Replace Codex CLI dependency with native Claude Code agents:
1.**Create `codeflash-pr-review` agent** — adapts codex adversarial review prompt for Claude, with attack surface taxonomy and structured JSON output. Focused on general PR review (not optimization-specific like existing `codeflash-review` agent).
3.**Add review output schema** to `agents/references/shared/review-output.schema.json`.
4.**Create stop-review-gate hook** — uses the stop-review-gate prompt concept, still powered by Codex CLI (OpenAI models are better reviewers, Claude is better at implementing the fixes).
Formalize the game theory patterns already implicit in the plugin — currently agents discover payoffs empirically through the experiment loop; this phase adds reasoning about expected value *before* trying strategies.
1.**Payoff matrix from history** — parse `results.tsv` across sessions to build a strategy × target-pattern payoff matrix.
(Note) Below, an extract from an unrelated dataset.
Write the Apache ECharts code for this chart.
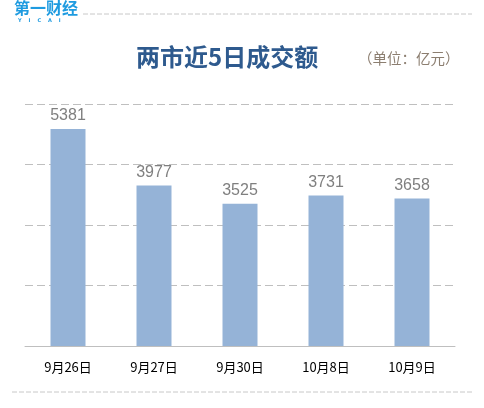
<!DOCTYPE html>
<html>
<head>
<meta charset="utf-8">
<script src="https://cdn.jsdelivr.net/npm/echarts@6/dist/echarts.min.js"></script>
<style>
  html, body { margin: 0; padding: 0; background: #fff; }
  #chart { width: 484px; height: 408px; }
</style>
</head>
<body>
<div id="chart"></div>
<script>
// data
var days = ['9月26日', '9月27日', '9月30日', '10月8日', '10月9日'];
var turnover = [5381, 3977, 3525, 3731, 3658];

var chart = echarts.init(document.getElementById('chart'));

var option = {
  backgroundColor: '#fff',
  animation: false,
  grid: { left: 25, right: 29, top: 104, bottom: 62 },
  xAxis: {
    type: 'category',
    data: days,
    axisLine: { lineStyle: { color: '#bfbfbf', width: 1 } },
    axisTick: { show: false },
    axisLabel: {
      color: '#000',
      fontSize: 13,
      margin: 15,
      fontFamily: 'Noto Sans CJK SC'
    }
  },
  yAxis: {
    type: 'value',
    min: 0,
    max: 6000,
    interval: 1500,
    axisLabel: { show: false },
    axisLine: { show: false },
    axisTick: { show: false },
    splitLine: {
      lineStyle: { color: '#bfbfbf', type: [8, 4], width: 1 }
    }
  },
  series: [
    {
      type: 'bar',
      data: turnover,
      barWidth: 35,
      itemStyle: { color: '#95b3d7' },
      label: {
        show: true,
        position: 'top',
        distance: 5,
        color: '#7f7f7f',
        fontSize: 16,
        fontFamily: 'Liberation Sans'
      }
    }
  ],
  graphic: [
    // logo
    {
      type: 'text', left: 14, top: 0,
      style: {
        text: '第一财经', fill: '#1e9be0',
        font: 'bold 16px "Noto Sans CJK SC"'
      }
    },
    {
      type: 'text', left: 18, top: 18,
      style: {
        text: 'Y    I    C    A    I', fill: '#1e9be0',
        font: 'bold 5px "DejaVu Sans"'
      }
    },
    {
      type: 'line',
      shape: { x1: 83, y1: 14, x2: 472, y2: 14 },
      style: { stroke: '#c8c8c8', lineWidth: 1, lineDash: [5, 2] }
    },
    // title
    {
      type: 'text', left: 136, top: 45,
      style: {
        text: '两市近5日成交额', fill: '#2e5a8e',
        font: 'bold 24px "Noto Sans CJK SC"'
      }
    },
    {
      type: 'text', left: 358, top: 51,
      style: {
        text: '（单位：亿元）', fill: '#8c7e70',
        font: '14.5px "Noto Sans CJK SC"'
      }
    },
    {
      type: 'line',
      shape: { x1: 12, y1: 392, x2: 472, y2: 392 },
      style: { stroke: '#c8c8c8', lineWidth: 1, lineDash: [5, 2] }
    }
  ]
};

chart.setOption(option);
</script>
</body>
</html>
E.g., "container swap on dict-heavy hot path → 85% chance of ≥10% speedup". Agents consult this before choosing their first move instead of always following a fixed rotation order.
2.**Strategy selection with priors** — domain agents use accumulated payoff data to rank strategies by expected value for the current target's profile signature, falling back to the default rotation when no history matches.
3.**Cross-domain coalition scoring** — deep agent scores interaction pairs (memory→CPU, structure→memory, etc.) by historical compounding rates from the interaction column in results.tsv. Prioritizes targets where coalition payoff is highest.
4.**Adaptive exploration budget** — allocate experiment budget per strategy proportional to historical success rate, with a minimum exploration floor (e.g., 20%) for untried strategies to avoid premature convergence.
5.**Feedback loop closure** — after each session, auto-update `learnings.md` with strategy outcomes keyed by target profile signature, so future sessions start with better priors.